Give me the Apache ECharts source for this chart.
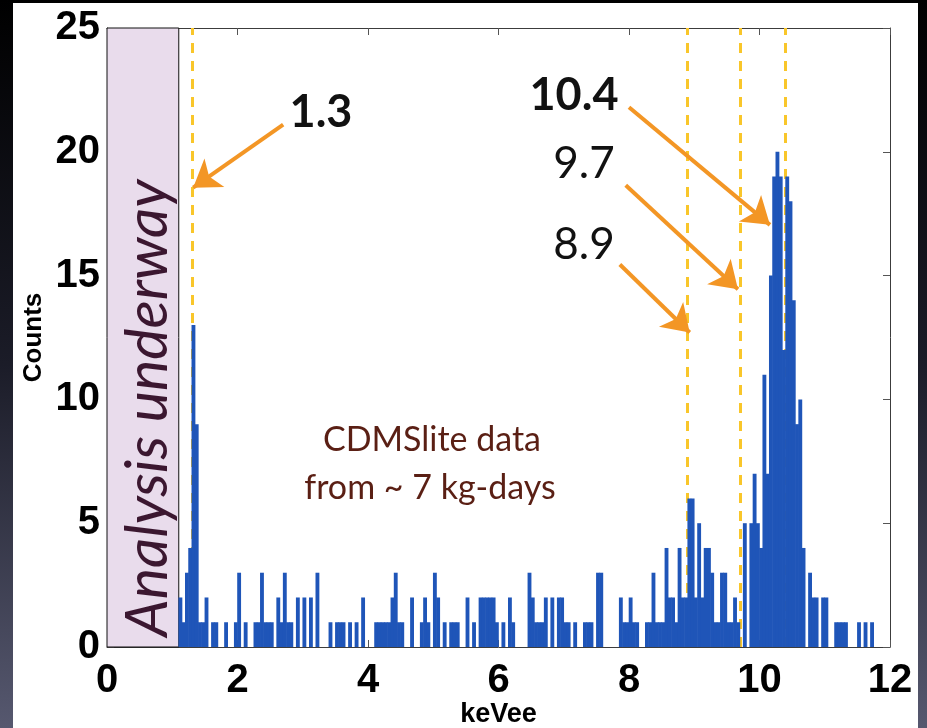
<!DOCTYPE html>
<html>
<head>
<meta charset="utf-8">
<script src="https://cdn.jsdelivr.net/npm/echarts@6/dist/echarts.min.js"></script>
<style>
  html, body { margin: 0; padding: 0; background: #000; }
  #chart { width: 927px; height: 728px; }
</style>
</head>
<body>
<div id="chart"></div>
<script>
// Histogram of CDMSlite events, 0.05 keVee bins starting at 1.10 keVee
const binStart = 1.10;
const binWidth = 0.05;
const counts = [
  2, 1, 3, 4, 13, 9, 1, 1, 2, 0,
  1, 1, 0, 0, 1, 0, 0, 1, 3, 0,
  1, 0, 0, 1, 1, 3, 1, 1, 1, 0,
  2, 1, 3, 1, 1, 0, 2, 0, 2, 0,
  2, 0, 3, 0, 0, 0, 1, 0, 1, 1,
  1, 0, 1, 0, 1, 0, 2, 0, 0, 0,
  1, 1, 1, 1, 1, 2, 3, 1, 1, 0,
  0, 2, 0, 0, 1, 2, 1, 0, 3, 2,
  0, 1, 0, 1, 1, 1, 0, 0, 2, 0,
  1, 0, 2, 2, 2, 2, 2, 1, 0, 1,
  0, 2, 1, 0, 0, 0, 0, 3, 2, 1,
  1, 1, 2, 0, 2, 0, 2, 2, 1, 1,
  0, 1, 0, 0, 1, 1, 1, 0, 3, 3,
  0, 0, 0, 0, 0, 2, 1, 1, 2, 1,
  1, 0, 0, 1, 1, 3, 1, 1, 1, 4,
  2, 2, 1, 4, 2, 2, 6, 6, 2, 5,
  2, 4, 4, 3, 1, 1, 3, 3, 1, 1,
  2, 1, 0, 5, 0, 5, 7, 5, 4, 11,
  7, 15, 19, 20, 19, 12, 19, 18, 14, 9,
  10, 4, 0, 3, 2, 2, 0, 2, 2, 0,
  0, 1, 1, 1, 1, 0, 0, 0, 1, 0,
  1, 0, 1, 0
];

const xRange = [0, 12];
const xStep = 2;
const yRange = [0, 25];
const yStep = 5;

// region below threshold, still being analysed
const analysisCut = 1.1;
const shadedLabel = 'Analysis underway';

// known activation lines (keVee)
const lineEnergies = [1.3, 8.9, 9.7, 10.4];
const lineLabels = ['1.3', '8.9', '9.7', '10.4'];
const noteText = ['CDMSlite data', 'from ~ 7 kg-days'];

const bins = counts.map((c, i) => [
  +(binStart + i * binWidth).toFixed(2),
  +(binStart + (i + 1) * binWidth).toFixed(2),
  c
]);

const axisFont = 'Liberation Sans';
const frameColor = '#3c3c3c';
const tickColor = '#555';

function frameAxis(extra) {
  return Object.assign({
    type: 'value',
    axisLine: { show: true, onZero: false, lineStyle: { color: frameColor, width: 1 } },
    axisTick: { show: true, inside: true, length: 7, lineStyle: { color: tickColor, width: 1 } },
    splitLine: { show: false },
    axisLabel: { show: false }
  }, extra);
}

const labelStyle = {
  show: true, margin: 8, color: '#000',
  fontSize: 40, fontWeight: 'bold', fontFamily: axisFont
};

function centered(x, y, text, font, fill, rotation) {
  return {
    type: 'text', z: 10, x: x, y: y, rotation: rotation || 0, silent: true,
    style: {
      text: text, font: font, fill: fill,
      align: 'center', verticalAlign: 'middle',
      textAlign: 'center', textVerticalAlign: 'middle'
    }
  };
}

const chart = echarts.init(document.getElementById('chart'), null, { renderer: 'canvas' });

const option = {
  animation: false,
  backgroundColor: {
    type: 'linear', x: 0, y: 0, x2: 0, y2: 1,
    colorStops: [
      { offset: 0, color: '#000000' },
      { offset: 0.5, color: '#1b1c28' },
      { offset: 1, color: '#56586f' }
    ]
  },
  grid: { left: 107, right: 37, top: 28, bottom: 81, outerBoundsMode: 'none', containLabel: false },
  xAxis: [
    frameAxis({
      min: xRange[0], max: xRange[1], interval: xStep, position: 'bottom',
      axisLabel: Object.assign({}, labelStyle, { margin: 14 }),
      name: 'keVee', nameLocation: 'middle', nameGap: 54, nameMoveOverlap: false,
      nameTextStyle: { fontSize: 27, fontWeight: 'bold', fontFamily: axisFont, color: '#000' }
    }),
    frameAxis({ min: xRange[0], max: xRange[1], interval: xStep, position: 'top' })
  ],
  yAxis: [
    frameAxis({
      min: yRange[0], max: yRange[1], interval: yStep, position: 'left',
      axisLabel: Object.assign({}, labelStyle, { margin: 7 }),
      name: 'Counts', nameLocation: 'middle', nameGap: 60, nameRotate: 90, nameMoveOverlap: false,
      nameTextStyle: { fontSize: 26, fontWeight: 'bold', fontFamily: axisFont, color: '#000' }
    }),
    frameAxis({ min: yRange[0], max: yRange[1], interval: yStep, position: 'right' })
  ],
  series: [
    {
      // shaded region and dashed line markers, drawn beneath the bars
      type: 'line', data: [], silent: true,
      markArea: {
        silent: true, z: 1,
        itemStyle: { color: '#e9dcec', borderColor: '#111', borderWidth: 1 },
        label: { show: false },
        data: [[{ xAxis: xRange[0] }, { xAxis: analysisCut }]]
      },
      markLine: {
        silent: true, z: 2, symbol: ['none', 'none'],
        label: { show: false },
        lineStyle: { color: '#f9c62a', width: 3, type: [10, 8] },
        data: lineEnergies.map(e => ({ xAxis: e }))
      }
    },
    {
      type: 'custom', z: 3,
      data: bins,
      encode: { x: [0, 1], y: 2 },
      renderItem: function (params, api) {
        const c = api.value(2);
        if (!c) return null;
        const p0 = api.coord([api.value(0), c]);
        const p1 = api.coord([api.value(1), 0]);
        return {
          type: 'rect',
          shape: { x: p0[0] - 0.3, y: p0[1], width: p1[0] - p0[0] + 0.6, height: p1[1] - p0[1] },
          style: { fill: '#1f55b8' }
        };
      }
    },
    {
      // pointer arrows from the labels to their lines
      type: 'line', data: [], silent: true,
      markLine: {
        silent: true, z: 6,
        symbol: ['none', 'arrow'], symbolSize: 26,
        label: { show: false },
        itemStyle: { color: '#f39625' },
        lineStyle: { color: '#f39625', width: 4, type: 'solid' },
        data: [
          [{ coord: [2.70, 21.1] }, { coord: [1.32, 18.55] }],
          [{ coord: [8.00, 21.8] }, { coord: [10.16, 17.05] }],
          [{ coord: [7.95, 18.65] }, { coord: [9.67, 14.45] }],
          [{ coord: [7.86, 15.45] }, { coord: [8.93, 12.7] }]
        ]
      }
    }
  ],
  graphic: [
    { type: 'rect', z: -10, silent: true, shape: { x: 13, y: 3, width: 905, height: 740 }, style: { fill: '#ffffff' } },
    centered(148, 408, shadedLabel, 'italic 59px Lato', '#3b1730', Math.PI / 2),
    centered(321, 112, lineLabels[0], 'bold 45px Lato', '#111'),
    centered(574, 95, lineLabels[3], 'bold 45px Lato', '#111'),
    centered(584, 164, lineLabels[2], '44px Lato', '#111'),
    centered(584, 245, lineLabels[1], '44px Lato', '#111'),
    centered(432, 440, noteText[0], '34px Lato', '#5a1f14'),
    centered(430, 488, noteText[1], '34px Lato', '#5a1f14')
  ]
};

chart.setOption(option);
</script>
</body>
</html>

* * *

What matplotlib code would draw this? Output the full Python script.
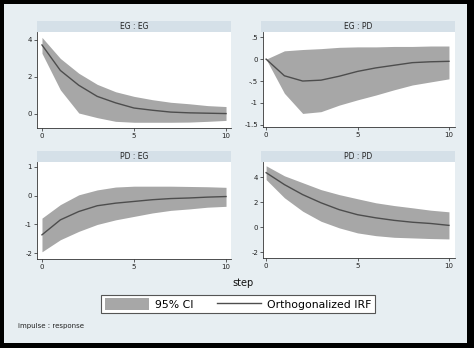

**EXERCISE GOAL:** Copy each line of the records that contains the word "script".

**SOLUTION TO THIS TASK:**
<script src="https://cdn.jsdelivr.net/npm/echarts@6/dist/echarts.min.js"></script>
<script>
</script>
What matplotlib code would draw this? Output the full Python script.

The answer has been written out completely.